Schleswig-Holsteinische Volkszeitung
Die "Schleswig-Holsteinische Volkszeitung", landläufig auch "Kieler Volkszeitung" oder kurz "VZ" genannt, war eine sozialdemokratische Zeitung, gegründet 1877 durch die Sozialistische Arbeiter-Partei (SAP) als Reaktion auf das Bismarck'sche Sozialistengesetz. Herausgegeben wurde die Zeitung in Kiel von einer eigens gegründeten Genossenschaft unter dem Vorsitz von Stephan Heinzel. Sein Stellvertreter wurde der Zigarrenfabrikant H. Dieckmann. Die Redaktion übertrug man dem Druckereimitarbeiter Reinhard Berard aus Altona. Die Zeitung erschien am Dienstag, am Donnerstag und am Sonnabend.[1]

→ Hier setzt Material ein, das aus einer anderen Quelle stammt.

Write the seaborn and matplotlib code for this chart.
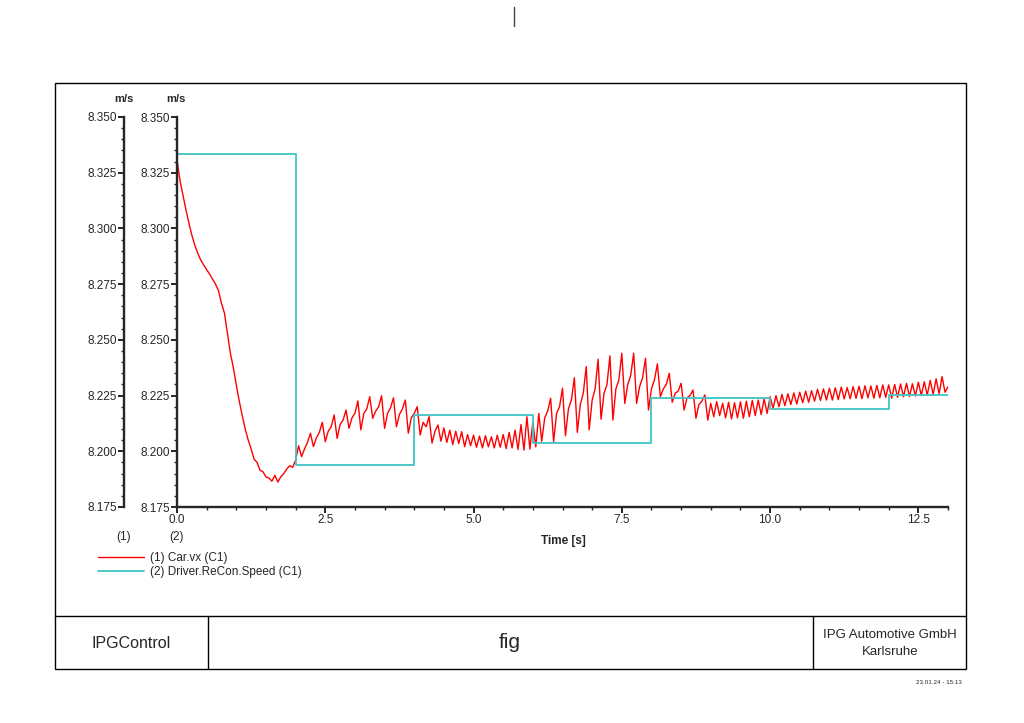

Die Volkszeitung wurde schon im folgenden Jahr unter dem Sozialistengesetz verboten und erst 1893 wiederbegründet.[2] 1933 wurde sie von den Nationalsozialisten erneut verboten.
Die Lizenz für die Herausgabe der VZ erhielt Karl Ratz 1945 von der britischen Militärregierung. Am 3. April 1946, kurz nach dem 1. Bezirksparteitag der wiederbegründeten SPD Schleswig-Holstein, erschien sie wieder, getragen von der "Konzentration", der von Fritz Heine geleiteten Dachorganisation aller SPD-Zeitungen, und vom Landesverband Schleswig-Holstein, vertreten durch Landesgeschäftsführer Gerhard Strack. Vorsitzender der Gesellschafter war zunächst Andreas Gayk, ab 1954 Walter Damm. Zuletzt wurde die VZ in enger Kooperation mit dem Lübecker Morgen produziert.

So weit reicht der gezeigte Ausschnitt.